Representing Graphs via Pattern Avoiding Words

Abstract

The notion of a word-representable graph has been studied in a series of papers in the literature. A graph G=(V,E) is word-representable if there exists a word w over the alphabet V such that letters x and y alternate in w if and only if xy is an edge in E. If V =\1, …, n\, this is equivalent to saying that G is word-representable if for all x,y ∈ \1, …, n\, xy ∈ E if and only if the subword w\x,y\ of w consisting of all occurrences of x or y in w has no consecutive occurrence of the pattern 11. In this paper, we introduce the study of u-representable graphs for any word u ∈ \1,2\*. A graph G is u-representable if and only if there is a labeled version of G, G=(\1, …, n\, E), and a word w ∈ \1, …, n\* such that for all x,y ∈ \1, …, n\, xy ∈ E if and only if w\x,y\ has no consecutive occurrence of the pattern u.
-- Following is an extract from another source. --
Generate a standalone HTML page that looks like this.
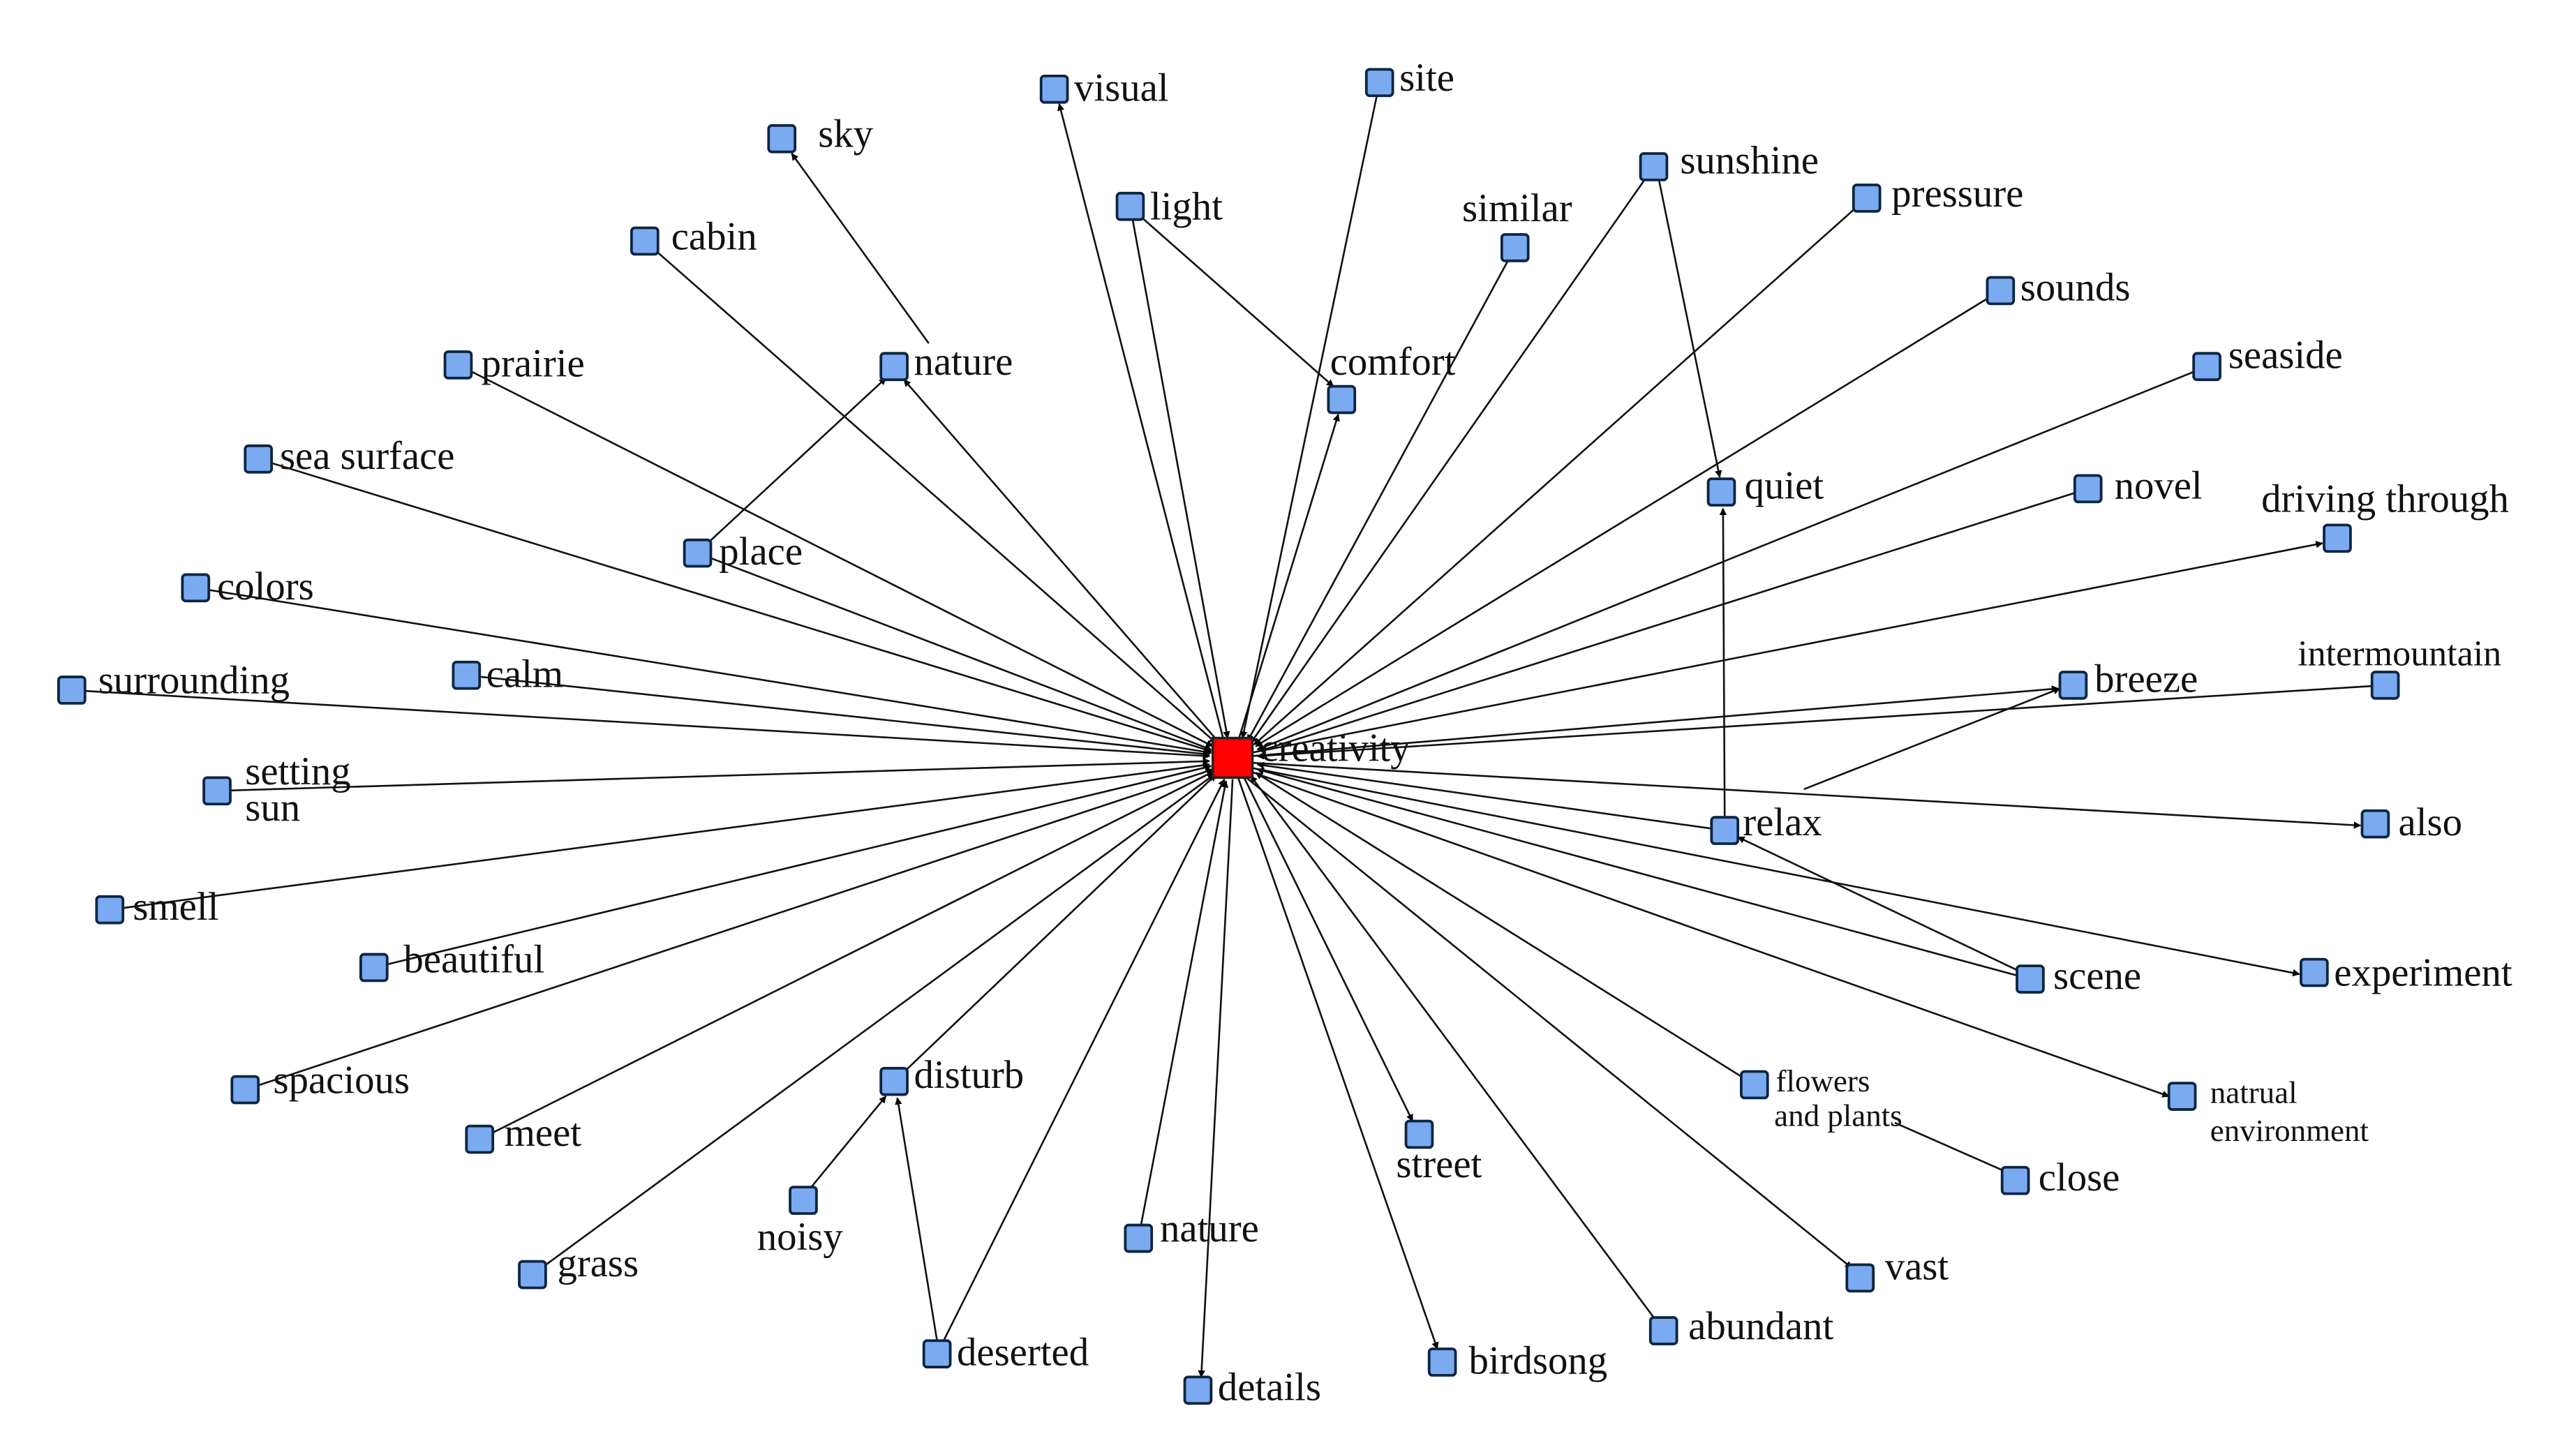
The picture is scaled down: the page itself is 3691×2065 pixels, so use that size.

Thus, word-representable graphs are just 11-representable graphs. We show that for any k ≥ 3, every finite graph G is 1k-representable. This contrasts with the fact that not all graphs are 11-representable graphs. The main focus of the paper is the study of 12-representable graphs. In particular, we classify the 12-representable trees. We show that any 12-representable graph is a comparability graph and the class of 12-representable graphs include the classes of co-interval graphs and permutation graphs. We also state a number of facts on 12-representation of induced subgraphs of a grid graph.